There is a happy balance between War and Peace and
I personally err on the side of long, but I’m working on it!
brilliant point. We are told in business that extensive, prose-like reports are a thing of the past. Managers and executives want one or two pages of bulletized information. Short, brief, relevant. You can follow it by 20 pages of indexes and appendices for those who are really interested, but you better keep those reports brief and to the point.
Online surfers are the same. you can call it “short attention span”, but this doesn’t change anything. People are busy, and they want quick info at their fingertips.
See, I already blew it. . . way too long for a comment, nobody is going to read this.
Wow…Glad to have this critical information now… only, wish I’d have read this months ago. (^__^) Could have saved myself the writing of at least million words… (Not to mention all those yawns out there
)
It’s a tough one. Technology makes accessing information so easy, but consuming the information is still so much tastier without it at times. Think about reading a good book, listening to live music at an intimate venue, or watching an epic film at the cinema.
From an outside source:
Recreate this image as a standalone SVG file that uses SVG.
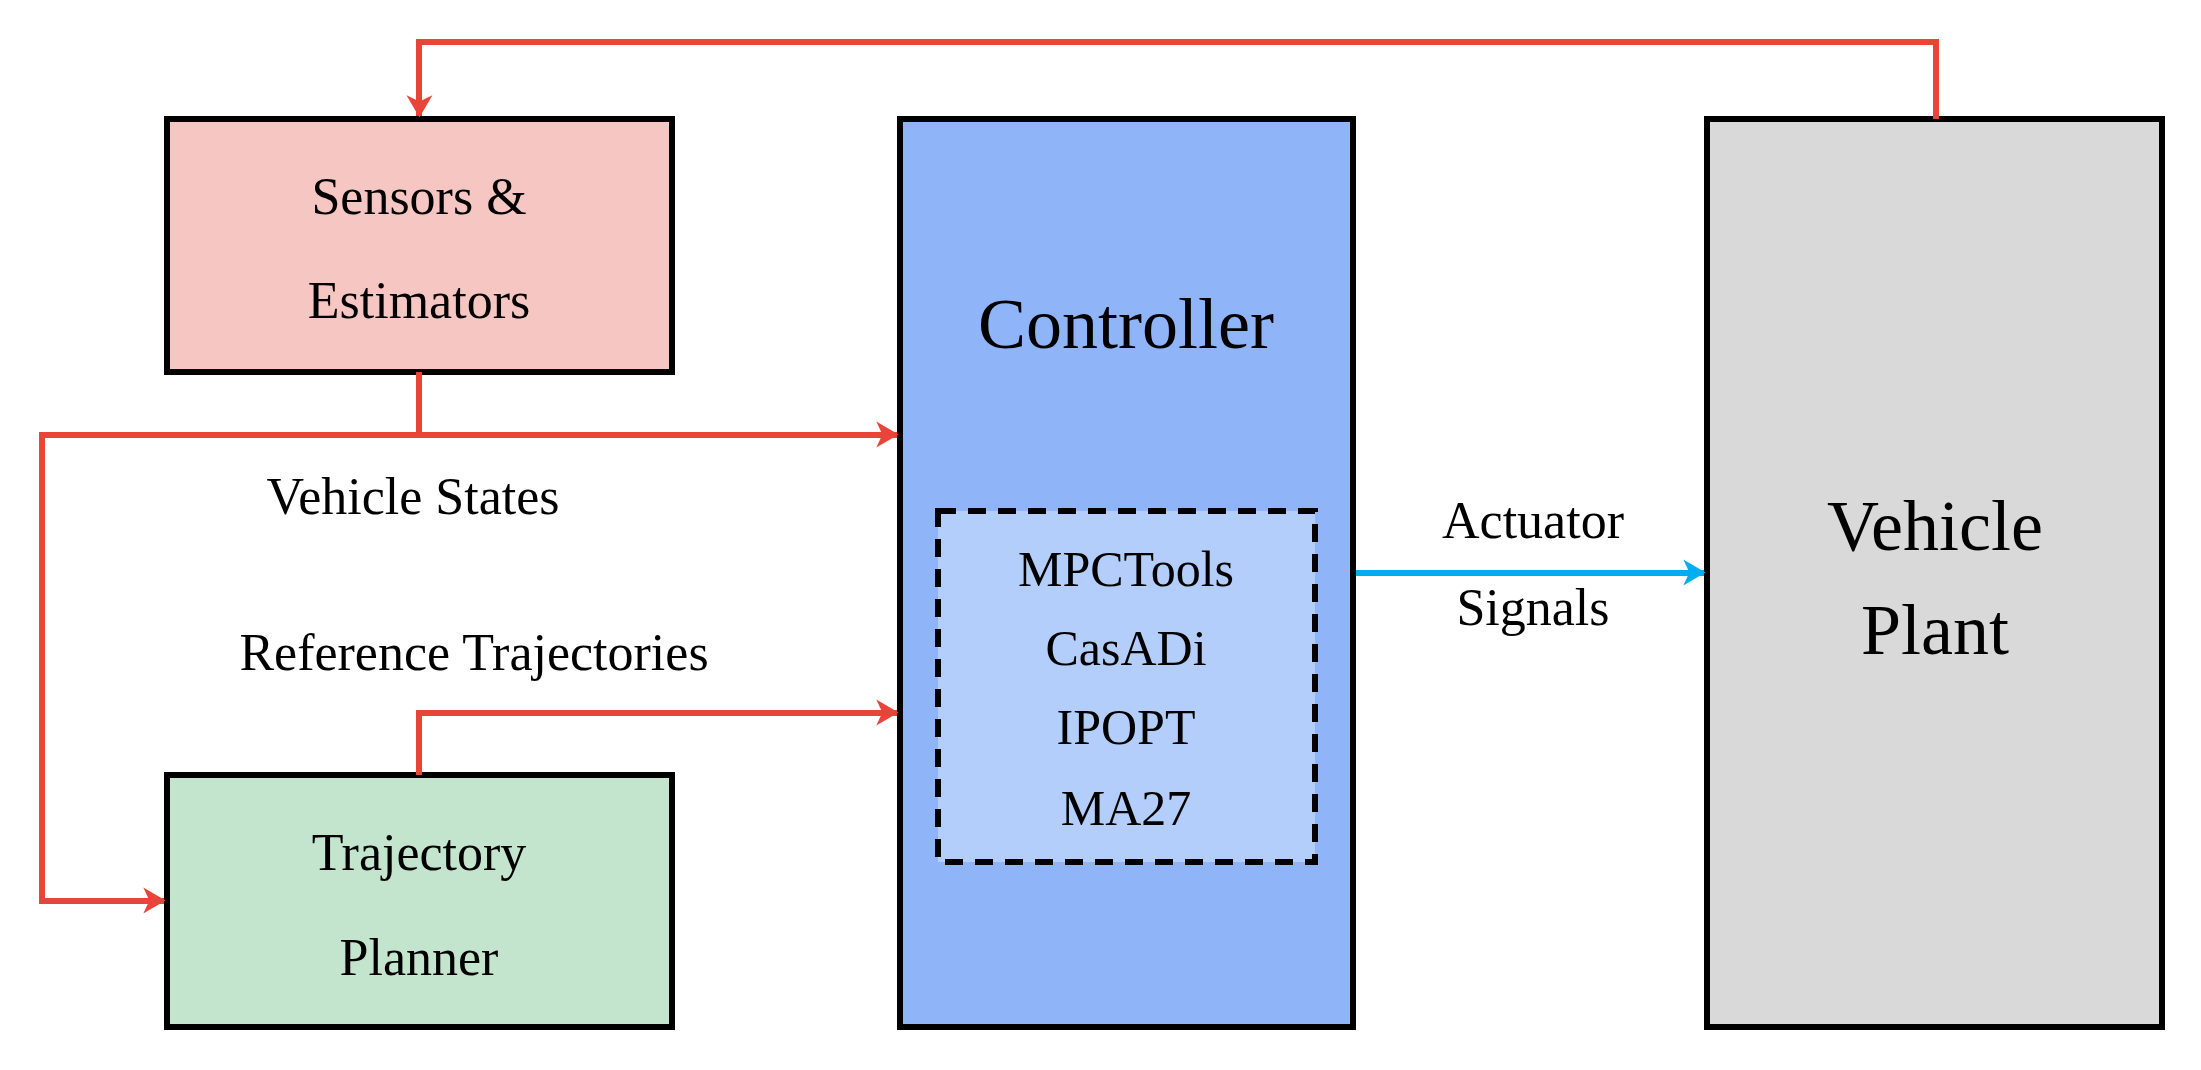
<svg xmlns="http://www.w3.org/2000/svg" width="2201" height="1070" viewBox="0 0 2201 1070">
<style>
.b{stroke:#000;stroke-width:6}
.t{font-family:"Liberation Serif",serif;fill:#000;text-anchor:middle}
.r{fill:none;stroke:#e8453a;stroke-width:6}
</style>
<defs>
<marker id="ar" viewBox="0 0 20 20" refX="19" refY="10" markerWidth="9" markerHeight="9" markerUnits="userSpaceOnUse" orient="auto" style="overflow:visible">
<path d="M-30,-22 L25,10 L-30,42 L-15,10 Z" fill="#e8453a" transform="scale(0.9)"/>
</marker>
<marker id="ab" viewBox="0 0 20 20" refX="19" refY="10" markerWidth="9" markerHeight="9" markerUnits="userSpaceOnUse" orient="auto" style="overflow:visible">
<path d="M-30,-22 L25,10 L-30,42 L-15,10 Z" fill="#00aeef" transform="scale(0.9)"/>
</marker>
</defs>
<rect width="2201" height="1070" fill="#fff"/>
<g id="sensors"><rect class="b" x="167" y="119" width="505" height="253" fill="#f6c6c2"/>
<text class="t" x="419" y="214" font-size="52">Sensors &amp;</text>
<text class="t" x="419" y="318" font-size="52">Estimators</text></g>
<g id="planner"><rect class="b" x="167" y="775" width="505" height="252" fill="#c3e4cd"/>
<text class="t" x="419" y="870" font-size="52">Trajectory</text>
<text class="t" x="419" y="975" font-size="52">Planner</text></g>
<g id="controller"><rect class="b" x="900" y="119" width="453" height="908" fill="#8fb4f8"/>
<text class="t" x="1126" y="348" font-size="72">Controller</text>
<rect x="938" y="511" width="377" height="351" fill="#b3cefa" stroke="#000" stroke-width="6" stroke-dasharray="18,12"/>
<text class="t" x="1126" y="586" font-size="50">MPCTools</text>
<text class="t" x="1126" y="665" font-size="50">CasADi</text>
<text class="t" x="1126" y="744" font-size="50">IPOPT</text>
<text class="t" x="1126" y="825" font-size="50">MA27</text></g>
<g id="plant"><rect class="b" x="1707" y="119" width="455" height="908" fill="#d9d9d9"/>
<text class="t" x="1935" y="550" font-size="72">Vehicle</text>
<text class="t" x="1935" y="654" font-size="72">Plant</text></g>
<g id="connectors">
<path class="r" d="M1936,119 V42 H419 V116" marker-end="url(#ar)"/>
<path class="r" d="M419,372 V435 H897" marker-end="url(#ar)"/>
<path class="r" d="M419,435 H42 V901 H164" marker-end="url(#ar)"/>
<path class="r" d="M419,775 V713 H897" marker-end="url(#ar)"/>
<path d="M1356,573 H1704" fill="none" stroke="#00aeef" stroke-width="6" marker-end="url(#ab)"/>
<text class="t" x="413" y="514" font-size="52">Vehicle States</text>
<text class="t" x="474" y="670" font-size="52">Reference Trajectories</text>
<text class="t" x="1533" y="538" font-size="52">Actuator</text>
<text class="t" x="1533" y="625" font-size="52">Signals</text>
</g>
</svg>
I think that the key is to use technology appropriately to deliver messages (in any form). That means adapting our message for the platform. Internet and email users generally look for the core of relevance and meaning quickly, pushing all of the extraneous stuff to the side. Our goal, as modern communicators is to respond effectively to our audience. To that end, we should strive to reduce the amount of extraneous stuff that our audience has to push aside and get the content they want in the most efficient possible way.
True I suppose. But I think I would be willing to read on a tablet.
I’m the same way Orikinla; after a page of online content, I’m rubbing my eyes. This is where the evolution of digital audio will come into play.
But, you know what? It will take some serious technological advances to match the quality of sitting beside a warm fire with a good book resting in your hands
I cannot read novels online. Except, I will read a page a day.
So, I will spend three years to read Leo Tolstoy’s “War and Peace”.